Oppression Rooted in Class Society
To struggle effectively against the persecution of gays and others who fall outside of the heterosexual “norm,” it is necessary to start with the understanding that democratic rights in capitalist society are partial, fragile and reversible. As fighters for the socialist liberation of humanity, we are committed to full democratic rights for gays, lesbians and transgenders, and we support any legal advances that can be wrested from the rulers of this cruelly bigoted society. This includes the right to serve in the military. At the same time, as Marxists we give not one iota of support to U.S. imperialism, the world’s biggest terrorist force.
We support the right of gay people to marry and divorce, but we do not advocate or prettify the institution of marriage. We fight for a society in which no one needs to be forced into a legal straitjacket in order to get medical benefits, visitation rights, custody of children, inheritance, immigration rights or any of the privileges capitalist society grants to those who are embedded in the traditional “one man on one woman for life” marital mold. The Spartacist League vehemently opposes any government intrusion into consensual sexual activity and private life. Government out of the bedrooms!

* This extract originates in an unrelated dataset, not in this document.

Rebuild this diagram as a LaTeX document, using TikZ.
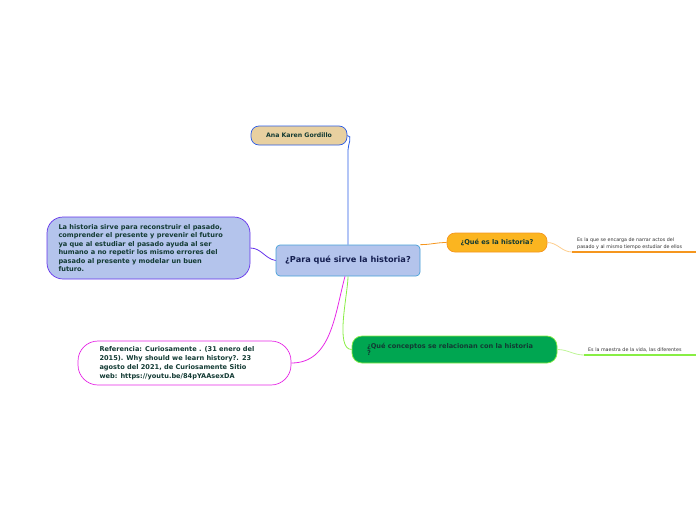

But there is nothing inherently revolutionary about an unconventional lifestyle. The act of “coming out” may defy, but cannot eradicate, class-rooted repressive institutions. The oppression of homosexuals, like the oppression of women, serves as an index of more general social and political attitudes. As the basic institution defining sexual relations, the family, together with organized religion, mandates patriarchal social relations and generalized anti-gay oppression. The family—the main source of the oppression of women in class society—is necessary to the capitalist system of exploitation. It regiments and teaches respect for authority to each new generation of wage slaves and cannon fodder.
Harvey Milk thought that American capitalism was just fine. In that sense, today’s SF Pride Board follows in his footsteps. They’re at peace with bloody U.S. imperialism, too. Acceptance of the capitalist order, whether captained by Democrats or Republicans, is antithetical to any genuine fight for the liberation of black people, gays or any of the oppressed.
As the SYC speaker stressed at the May 31 Gay Pride forum:
“It is going to take a working-class revolution to bury the American imperialist beast once and for all, and to ensure the complete liberation of women, black people, gays and lesbians, all the oppressed. For this to be successful, the world needs to know the truth about the systematic violence and lies that prop up capitalist rule. And Bradley Manning helped get the truth out. Free Bradley Manning!”